>> Begin PROVIDED RECORDS

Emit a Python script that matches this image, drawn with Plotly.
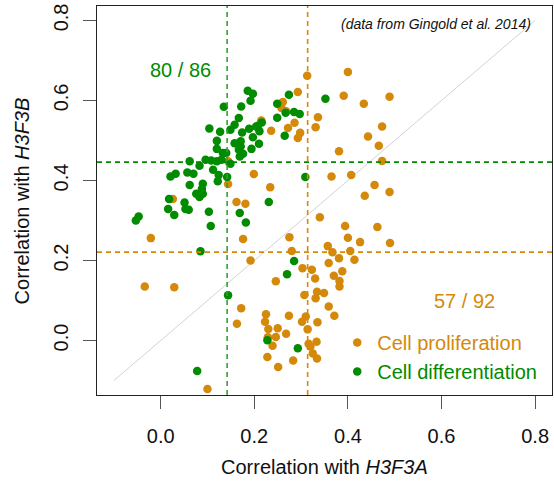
import plotly.graph_objects as go

# ---------------- data ----------------
prolif_x = [0.313, 0.400, 0.293, 0.391, 0.434, 0.489, 0.261, 0.258, 0.336, 0.286,
            0.331, 0.272, 0.298, 0.293, 0.236, 0.215, 0.443, 0.473, 0.466, 0.473,
            0.381, 0.199, 0.365, 0.407, 0.457, 0.489, 0.436, 0.234, 0.162, 0.181,
            0.340, 0.394, 0.463, 0.144, 0.144, 0.026, -0.021, -0.034, 0.029, 0.100,
            0.176, 0.275, 0.192, 0.280, 0.400, 0.426, 0.490, 0.357, 0.367, 0.405,
            0.381, 0.414, 0.359, 0.303, 0.323, 0.330, 0.388, 0.370, 0.382, 0.382,
            0.246, 0.307, 0.334, 0.349, 0.331, 0.359, 0.371, 0.172, 0.163, 0.225,
            0.223, 0.274, 0.310, 0.302, 0.335, 0.314, 0.230, 0.250, 0.268, 0.246,
            0.229, 0.239, 0.316, 0.333, 0.320, 0.325, 0.334, 0.228, 0.283, 0.251,
            0.268]
prolif_y = [0.662, 0.671, 0.621, 0.612, 0.592, 0.609, 0.596, 0.581, 0.558, 0.544,
            0.533, 0.531, 0.519, 0.506, 0.524, 0.550, 0.510, 0.535, 0.487, 0.449,
            0.473, 0.416, 0.410, 0.414, 0.389, 0.371, 0.362, 0.383, 0.346, 0.342,
            0.308, 0.286, 0.284, 0.448, 0.391, 0.354, 0.256, 0.135, 0.133, -0.121,
            0.254, 0.258, 0.200, 0.224, 0.257, 0.246, 0.244, 0.236, 0.221, 0.224,
            0.206, 0.202, 0.194, 0.181, 0.177, 0.155, 0.173, 0.162, 0.149, 0.135,
            0.148, 0.114, 0.122, 0.119, 0.106, 0.085, 0.062, 0.081, 0.042, 0.066,
            0.047, 0.062, 0.060, 0.047, 0.046, 0.028, 0.029, 0.031, 0.017, 0.009,
            0.008, -0.013, -0.008, -0.003, -0.015, -0.032, -0.045, -0.041, -0.050, -0.066,
            0.573]

diff_x = [0.135, 0.104, 0.127, 0.120, 0.120, 0.149, 0.158, 0.167, 0.158, 0.140,
          0.062, 0.083, 0.096, 0.108, 0.120, 0.130, 0.149, 0.057, 0.070, 0.021,
          0.032, 0.112, 0.124, 0.122, 0.142, 0.062, 0.090, 0.088, 0.076, 0.090,
          0.083, 0.018, 0.016, 0.029, 0.051, 0.053, 0.060, 0.103, 0.107, -0.047,
          -0.053, 0.169, 0.186, 0.197, 0.192, 0.172, 0.174, 0.189, 0.208, 0.216,
          0.211, 0.197, 0.210, 0.194, 0.171, 0.167, 0.176, 0.169, 0.274, 0.249,
          0.249, 0.267, 0.285, 0.297, 0.265, 0.352, 0.309, 0.231, 0.182, 0.085,
          0.144, 0.078, 0.228, 0.293, 0.285, 0.270, 0.204, 0.171, 0.133]
diff_y = [0.584, 0.530, 0.522, 0.499, 0.479, 0.527, 0.539, 0.556, 0.493, 0.469,
          0.448, 0.437, 0.452, 0.450, 0.448, 0.452, 0.442, 0.420, 0.417, 0.410,
          0.417, 0.427, 0.414, 0.398, 0.409, 0.389, 0.392, 0.379, 0.367, 0.367,
          0.359, 0.354, 0.329, 0.314, 0.345, 0.329, 0.327, 0.322, 0.286, 0.310,
          0.300, 0.319, 0.624, 0.617, 0.599, 0.585, 0.520, 0.529, 0.537, 0.545,
          0.523, 0.508, 0.492, 0.479, 0.498, 0.477, 0.467, 0.460, 0.614, 0.592,
          0.557, 0.569, 0.571, 0.566, 0.512, 0.604, 0.409, 0.346, 0.295, 0.223,
          0.113, -0.076, 0.001, -0.019, 0.199, 0.166, 0.535, 0.485, 0.469]

diag = [-0.1, 0.8]
thr_diff_x, thr_diff_y = 0.142, 0.446
thr_prolif_x, thr_prolif_y = 0.314, 0.221
ticks = [0.0, 0.2, 0.4, 0.6, 0.8]
tick_text = ["0.0", "0.2", "0.4", "0.6", "0.8"]

ORANGE = "#D4890B"
GREEN = "#008B00"
FONT = "Liberation Sans, Arial, Helvetica, sans-serif"

fig = go.Figure()
fig.add_trace(go.Scatter(x=diag, y=diag, mode="lines",
                         line=dict(color="#D3D3D3", width=1),
                         showlegend=False, hoverinfo="skip"))
fig.add_trace(go.Scatter(x=prolif_x, y=prolif_y, mode="markers",
                         name="<span style='color:%s'>Cell proliferation</span>" % ORANGE,
                         marker=dict(color=ORANGE, size=8.5, line=dict(width=0)),
                         legendrank=1))
fig.add_trace(go.Scatter(x=diff_x, y=diff_y, mode="markers",
                         name="<span style='color:%s'>Cell differentiation</span>" % GREEN,
                         marker=dict(color=GREEN, size=8.5, line=dict(width=0)),
                         legendrank=2))

dash = "5px,4px"
fig.add_vline(x=thr_diff_x, line=dict(color="#2EA52E", width=1.6, dash=dash))
fig.add_hline(y=thr_diff_y, line=dict(color=GREEN, width=1.6, dash=dash))
fig.add_vline(x=thr_prolif_x, line=dict(color=ORANGE, width=1.6, dash=dash))
fig.add_hline(y=thr_prolif_y, line=dict(color=ORANGE, width=1.6, dash=dash))

axis_common = dict(
    range=[-0.136, 0.836], tickvals=ticks, ticktext=tick_text,
    ticks="outside", ticklen=13, tickwidth=1, tickcolor="#555555",
    showline=True, mirror=True, linecolor="#222222", linewidth=1,
    showgrid=False, zeroline=False,
    tickfont=dict(family=FONT, size=20, color="#111111"),
)

fig.update_layout(
    width=554, height=485,
    margin=dict(l=97, r=2, t=6, b=90),
    paper_bgcolor="white", plot_bgcolor="white",
    font=dict(family=FONT, color="#111111"),
    xaxis=dict(**axis_common, ticklabelstandoff=10),
    yaxis=dict(**axis_common, tickangle=-90, ticklabelstandoff=7),
    showlegend=True,
    legend=dict(x=0.528, y=0.185, xanchor="left", yanchor="top",
                bgcolor="rgba(0,0,0,0)", borderwidth=0,
                font=dict(family=FONT, size=20, color=ORANGE),
                itemsizing="trace", tracegroupgap=0),
)

fig.add_annotation(x=0.5, y=-0.186, xref="paper", yref="paper",
                   text="Correlation with <i>H3F3A</i>", showarrow=False,
                   font=dict(family=FONT, size=20, color="#111111"),
                   xanchor="center", yanchor="middle")
fig.add_annotation(x=-0.165, y=0.5, xref="paper", yref="paper",
                   text="Correlation with <i>H3F3B</i>", showarrow=False,
                   textangle=-90,
                   font=dict(family=FONT, size=20, color="#111111"),
                   xanchor="center", yanchor="middle")
fig.add_annotation(x=0.043, y=0.677, text="80 / 86", showarrow=False,
                   font=dict(family=FONT, size=20, color=GREEN))
fig.add_annotation(x=0.650, y=0.099, text="57 / 92", showarrow=False,
                   font=dict(family=FONT, size=20, color=ORANGE))
fig.add_annotation(x=0.589, y=0.791, text="<i>(data from Gingold et al. 2014)</i>",
                   showarrow=False,
                   font=dict(family=FONT, size=14, color="#111111"))

fig.write_html("out.html")
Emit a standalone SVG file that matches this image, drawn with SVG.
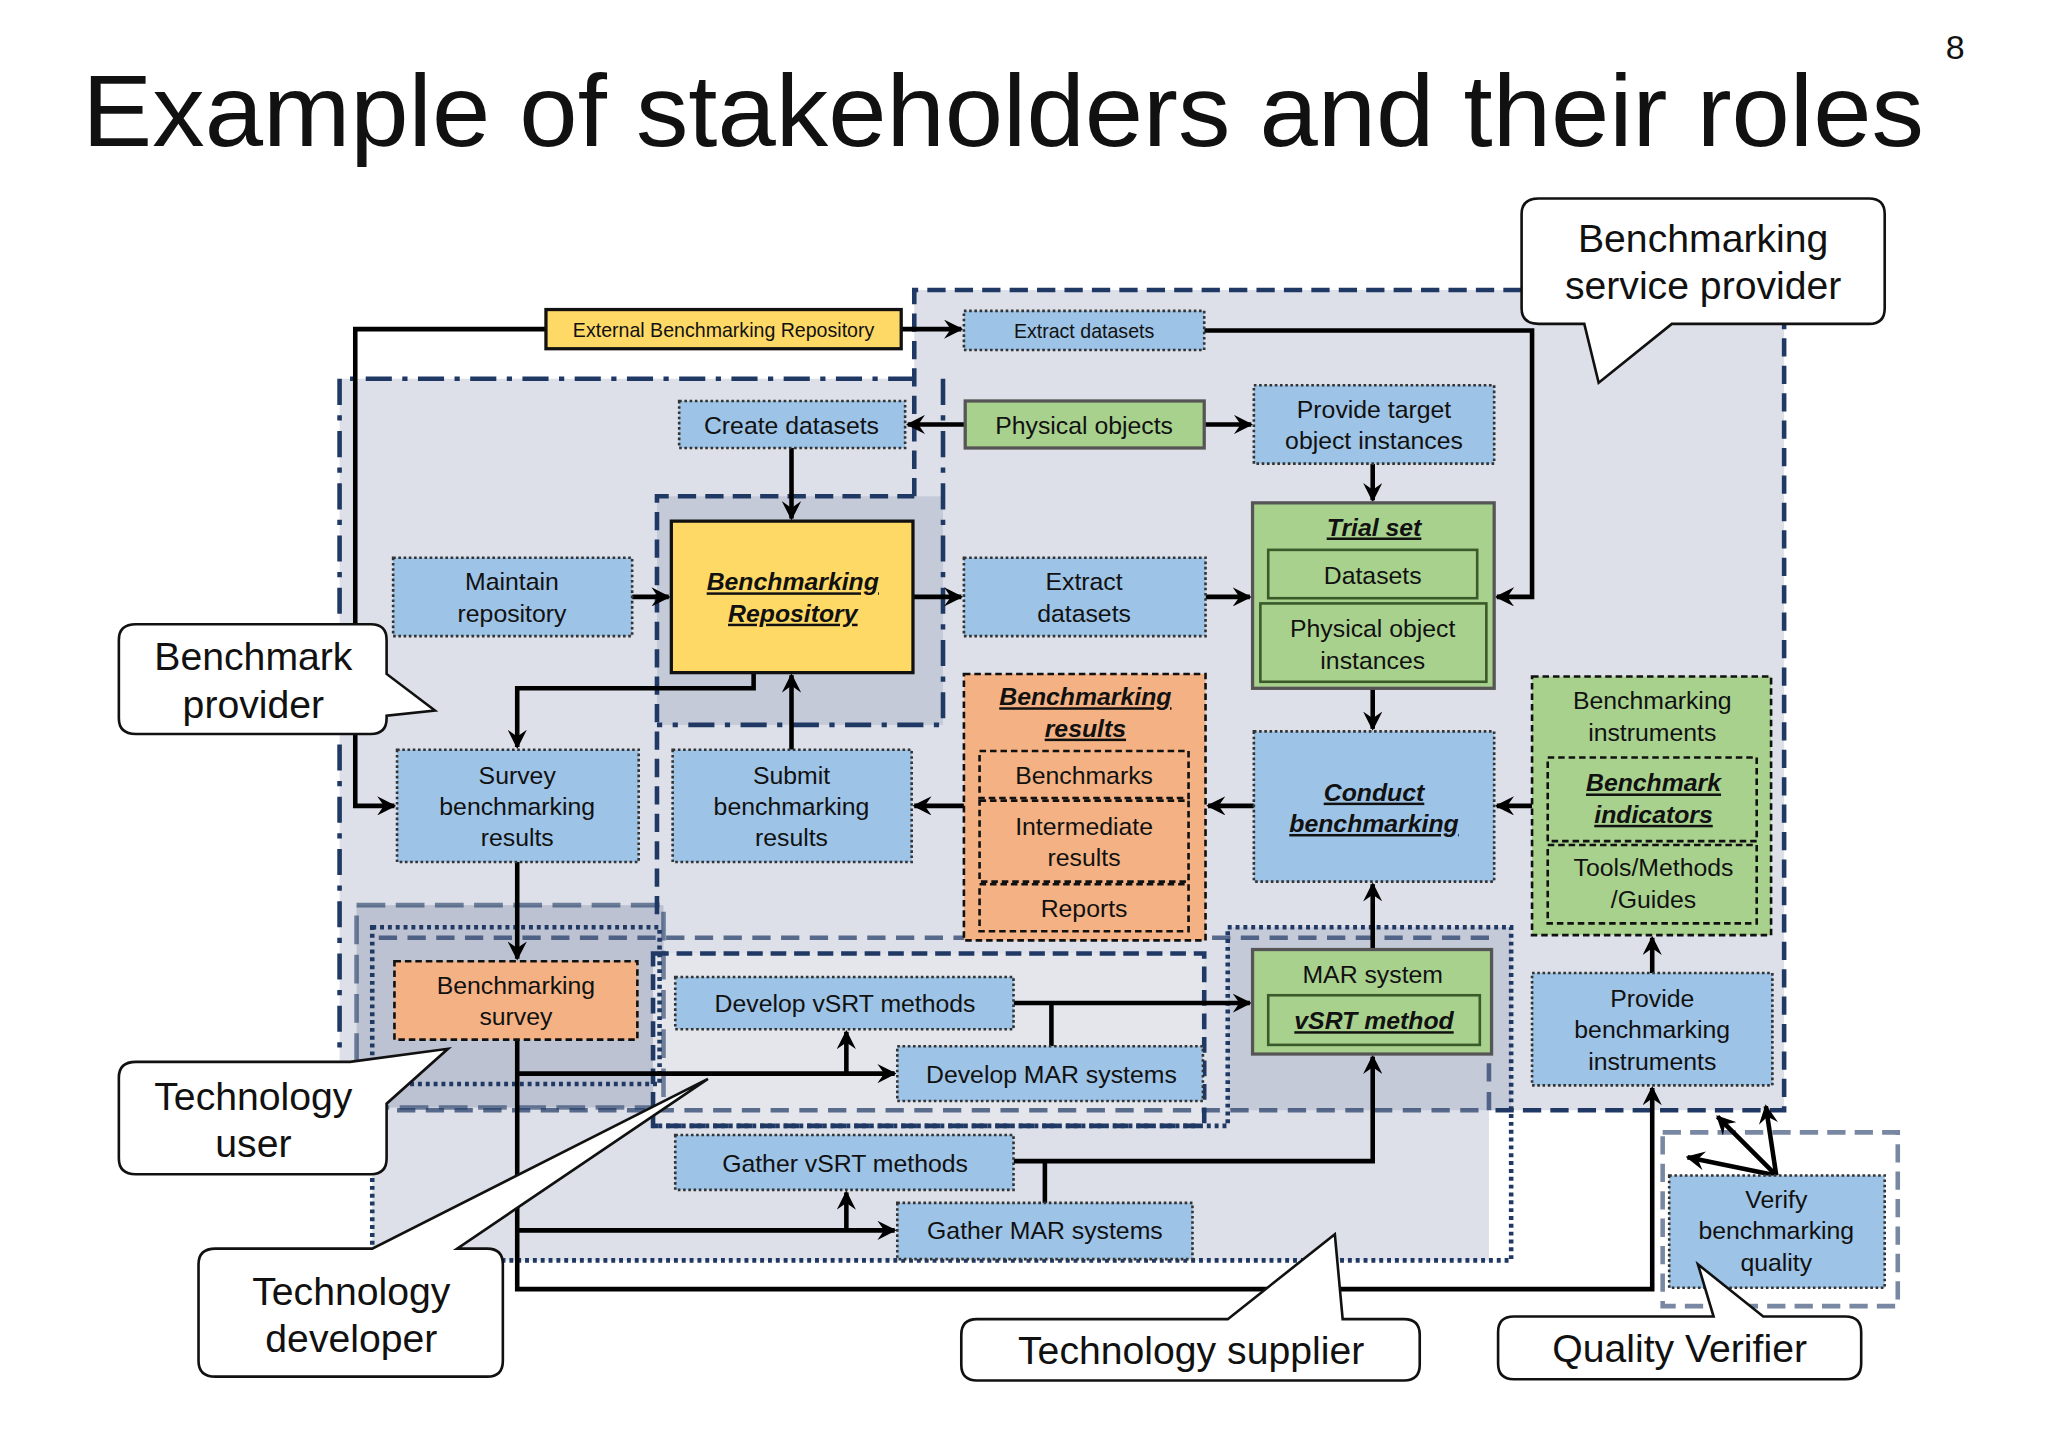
<svg xmlns="http://www.w3.org/2000/svg" width="2048" height="1448" viewBox="0 0 2048 1448">
<defs>
<marker id="ah" viewBox="0 0 10 10" refX="9" refY="5" markerWidth="4.2" markerHeight="4.2" orient="auto" markerUnits="strokeWidth">
<path d="M0,0 L10,5 L0,10 L3.5,5 z" fill="#000"/>
</marker>
<style>
text{font-family:"Liberation Sans",Arial,sans-serif;fill:#111;text-anchor:middle}
.b{fill:#9dc3e6;stroke:#333;stroke-width:2;stroke-dasharray:2 2}
.y{fill:#ffd966;stroke:#111;stroke-width:2.5}
.g{fill:#a9d18e;stroke:#555;stroke-width:2.5}
.gi{fill:#a9d18e;stroke:#3a5a2a;stroke-width:2}
.gd{fill:#a9d18e;stroke:#111;stroke-width:2;stroke-dasharray:5 3}
.o{fill:#f4b183;stroke:#111;stroke-width:2;stroke-dasharray:5 3}
.t{font-size:19px}
.s{font-size:15px}
.bi{font-weight:bold;font-style:italic;text-decoration:underline}
.c{fill:none;stroke:#000;stroke-width:3.5}
.ca{fill:none;stroke:#000;stroke-width:3.5;marker-end:url(#ah)}
.co{fill:#fff;stroke:#111;stroke-width:2}
.ct{font-size:30px}
.reg{fill:none;stroke:#1f3864;stroke-width:3.5}
</style>
</defs>
<rect width="2048" height="1448" fill="#fff"/>
<g transform="scale(1.3061)">
<text x="768" y="112" style="font-size:78px" textLength="1410" lengthAdjust="spacingAndGlyphs">Example of stakeholders and their roles</text>
<text x="1497" y="45" style="font-size:26px">8</text>

<g id="regions">
<path d="M700,222 H1366 V850 H1140 V965 H285 V848 H260 V290 H700 Z" fill="#dde0e8"/>
<rect x="503" y="380" width="219" height="175" fill="#c5cad8"/>
<rect x="273" y="693" width="235" height="155" fill="#b4bacb" opacity="0.8"/>
<rect x="940" y="710" width="217" height="140" fill="#c5cad8"/>
<rect x="500" y="730" width="422" height="132" fill="#e4e6ec"/>
<path class="reg" d="M700,380 V222 H1366 V850 H1140" stroke-dasharray="14 7"/>
<path class="reg" d="M503,700 V380 H700" stroke-dasharray="14 7"/>
<path class="reg" d="M722,290 V555 H503 M700,290 H260 V810" stroke-dasharray="20 8 4 8"/>
<rect class="reg" x="273" y="693" width="235" height="155" stroke-dasharray="22 8" stroke-opacity="0.6"/>
<rect class="reg" x="285" y="710" width="220" height="120" stroke-dasharray="3 3"/>
<rect class="reg" x="500" y="730" width="422" height="132" stroke-dasharray="12 6"/>
<path class="reg" d="M290,718 H1140 V850 H290" stroke-dasharray="14 8" stroke-width="2.5" stroke-opacity="0.7"/>
<path class="reg" d="M285,830 V965 H1157 V710 H940 V862 H500" stroke-dasharray="3 3"/>
<rect class="reg" x="1273" y="867" width="180" height="133" stroke-dasharray="14 7" stroke-opacity="0.6"/>
</g>

<g id="connectors">
<path class="ca" d="M418,252 H272 V617 H302"/>
<path class="ca" d="M690,252 H736"/>
<path class="ca" d="M922,253 H1173 V457 H1146"/>
<path class="ca" d="M739,325 H695"/>
<path class="ca" d="M922,325 H958"/>
<path class="ca" d="M606,343 V397"/>
<path class="ca" d="M484,457 H512"/>
<path class="ca" d="M699,457 H736"/>
<path class="ca" d="M923,457 H957"/>
<path class="ca" d="M1051,355 V383"/>
<path class="ca" d="M1051,527 V558"/>
<path class="ca" d="M577,515 V527 H396 V572"/>
<path class="ca" d="M606,574 V517"/>
<path class="ca" d="M738,617 H700"/>
<path class="ca" d="M960,617 H925"/>
<path class="ca" d="M1173,617 H1146"/>
<path class="ca" d="M1265,745 V718"/>
<path class="ca" d="M1051,727 V677"/>
<path class="ca" d="M396,660 V734"/>
<path class="ca" d="M396,796 V987 H1265 V833"/>
<path class="ca" d="M396,822 H685"/>
<path class="ca" d="M648,822 V790"/>
<path class="ca" d="M776,768 H957"/>
<path class="c" d="M805,801 V768"/>
<path class="ca" d="M396,942 H685"/>
<path class="ca" d="M648,942 V913"/>
<path class="ca" d="M776,889 H1051 V809"/>
<path class="c" d="M800,921 V889"/>
<path class="ca" d="M1360,900 L1292,886"/>
<path class="ca" d="M1360,900 L1315,855"/>
<path class="ca" d="M1360,900 L1352,847"/>
</g>

<g id="n-ext-repo"><rect class="y" x="418" y="237" width="272" height="30"/><text x="554" y="258" class="s">External Benchmarking Repository</text></g>
<g id="n-extract-top"><rect class="b" x="738" y="238" width="184" height="30"/><text x="830" y="259" class="s">Extract datasets</text></g>
<g id="n-create"><rect class="b" x="520" y="307" width="173" height="36"/><text x="606" y="332" class="t">Create datasets</text></g>
<g id="n-physical"><rect class="g" x="739" y="307" width="183" height="36"/><text x="830" y="332" class="t">Physical objects</text></g>
<g id="n-provide-target"><rect class="b" x="960" y="295" width="184" height="60"/><text x="1052" y="320" class="t">Provide target</text><text x="1052" y="344" class="t">object instances</text></g>
<g id="n-maintain"><rect class="b" x="301" y="427" width="183" height="60"/><text x="392" y="452" class="t">Maintain</text><text x="392" y="476" class="t">repository</text></g>
<g id="n-repo"><rect class="y" x="514" y="399" width="185" height="116" stroke-width="3"/><text x="607" y="452" class="t bi">Benchmarking</text><text x="607" y="476" class="t bi">Repository</text></g>
<g id="n-extract-mid"><rect class="b" x="738" y="427" width="185" height="60"/><text x="830" y="452" class="t">Extract</text><text x="830" y="476" class="t">datasets</text></g>
<g id="n-trial"><rect class="g" x="959" y="385" width="185" height="142"/><text x="1052" y="410" class="t bi">Trial set</text>
<rect class="gi" x="971" y="421" width="160" height="37" stroke-width="3"/><text x="1051" y="447" class="t">Datasets</text>
<rect class="gi" x="965" y="462" width="173" height="60" stroke-width="3"/><text x="1051" y="488" class="t">Physical object</text><text x="1051" y="512" class="t">instances</text></g>
<g id="n-results"><rect class="o" x="738" y="516" width="185" height="204"/><text x="831" y="540" class="t bi">Benchmarking</text><text x="831" y="564" class="t bi">results</text>
<rect class="o" x="750" y="575" width="160" height="36"/><text x="830" y="600" class="t">Benchmarks</text>
<rect class="o" x="750" y="613" width="160" height="62"/><text x="830" y="639" class="t">Intermediate</text><text x="830" y="663" class="t">results</text>
<rect class="o" x="750" y="677" width="160" height="36"/><text x="830" y="702" class="t">Reports</text></g>
<g id="n-survey-results"><rect class="b" x="304" y="574" width="185" height="86"/><text x="396" y="600" class="t">Survey</text><text x="396" y="624" class="t">benchmarking</text><text x="396" y="648" class="t">results</text></g>
<g id="n-submit"><rect class="b" x="515" y="574" width="183" height="86"/><text x="606" y="600" class="t">Submit</text><text x="606" y="624" class="t">benchmarking</text><text x="606" y="648" class="t">results</text></g>
<g id="n-conduct"><rect class="b" x="960" y="560" width="184" height="115"/><text x="1052" y="613" class="t bi">Conduct</text><text x="1052" y="637" class="t bi">benchmarking</text></g>
<g id="n-instruments"><rect class="gd" x="1173" y="518" width="183" height="198"/><text x="1265" y="543" class="t">Benchmarking</text><text x="1265" y="567" class="t">instruments</text>
<rect class="gd" x="1185" y="580" width="160" height="64"/><text x="1266" y="606" class="t bi">Benchmark</text><text x="1266" y="630" class="t bi">indicators</text>
<rect class="gd" x="1185" y="647" width="160" height="60"/><text x="1266" y="671" class="t">Tools/Methods</text><text x="1266" y="695" class="t">/Guides</text></g>
<g id="n-survey"><rect class="o" x="302" y="736" width="186" height="60"/><text x="395" y="761" class="t">Benchmarking</text><text x="395" y="785" class="t">survey</text></g>
<g id="n-dev-vsrt"><rect class="b" x="517" y="748" width="259" height="40"/><text x="647" y="775" class="t">Develop vSRT methods</text></g>
<g id="n-dev-mar"><rect class="b" x="687" y="801" width="234" height="42"/><text x="805" y="829" class="t">Develop MAR systems</text></g>
<g id="n-mar"><rect class="g" x="959" y="727" width="183" height="80"/><text x="1051" y="753" class="t">MAR system</text>
<rect class="gi" x="971" y="762" width="162" height="38" stroke-width="3"/><text x="1052" y="788" class="t bi">vSRT method</text></g>
<g id="n-provide-instr"><rect class="b" x="1173" y="745" width="184" height="86"/><text x="1265" y="771" class="t">Provide</text><text x="1265" y="795" class="t">benchmarking</text><text x="1265" y="819" class="t">instruments</text></g>
<g id="n-gather-vsrt"><rect class="b" x="517" y="869" width="259" height="42"/><text x="647" y="897" class="t">Gather vSRT methods</text></g>
<g id="n-gather-mar"><rect class="b" x="687" y="921" width="226" height="43"/><text x="800" y="949" class="t">Gather MAR systems</text></g>
<g id="n-verify"><rect class="b" x="1278" y="900" width="165" height="86"/><text x="1360" y="925" class="t">Verify</text><text x="1360" y="949" class="t">benchmarking</text><text x="1360" y="973" class="t">quality</text></g>

<g id="callout-bsp"><path class="co" d="M1178,152 H1431 Q1443,152 1443,164 V236 Q1443,248 1431,248 H1280 L1224,293 L1213,248 H1178 Q1165,248 1165,236 V164 Q1165,152 1178,152 Z"/><text x="1304" y="193" class="ct">Benchmarking</text><text x="1304" y="229" class="ct">service provider</text></g>
<g id="callout-bp"><path class="co" d="M104,478 H284 Q296,478 296,490 V516 L333,544 L296,548 V550 Q296,562 284,562 H104 Q91,562 91,550 V490 Q91,478 104,478 Z"/><text x="194" y="513" class="ct">Benchmark</text><text x="194" y="550" class="ct">provider</text></g>
<g id="callout-tu"><path class="co" d="M104,813 H268 L343,803 L296,845 V887 Q296,899 284,899 H104 Q91,899 91,887 V825 Q91,813 104,813 Z"/><text x="194" y="850" class="ct">Technology</text><text x="194" y="886" class="ct">user</text></g>
<g id="callout-td"><path class="co" d="M165,956 H285 L542,826 L350,956 H373 Q385,956 385,968 V1042 Q385,1054 373,1054 H165 Q152,1054 152,1042 V968 Q152,956 165,956 Z"/><text x="269" y="999" class="ct">Technology</text><text x="269" y="1035" class="ct">developer</text></g>
<g id="callout-ts"><path class="co" d="M748,1010 H940 L1022,945 L1028,1010 H1075 Q1087,1010 1087,1022 V1045 Q1087,1057 1075,1057 H748 Q736,1057 736,1045 V1022 Q736,1010 748,1010 Z"/><text x="912" y="1044" class="ct">Technology supplier</text></g>
<g id="callout-qv"><path class="co" d="M1159,1008 H1312 L1300,968 L1350,1008 H1413 Q1425,1008 1425,1020 V1044 Q1425,1056 1413,1056 H1159 Q1147,1056 1147,1044 V1020 Q1147,1008 1159,1008 Z"/><text x="1286" y="1043" class="ct">Quality Verifier</text></g>
</g>
</svg>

>> End PROVIDED RECORDS

** WHAT YOU NEED TO DO **
Reproduce the material above from its first line through the line containing "import plotly.graph_objects as go", both ends included, and skip every picture.

** RESPONSE TO THE EXERCISE **
Emit a Python script that matches this image, drawn with Plotly.
import plotly.graph_objects as go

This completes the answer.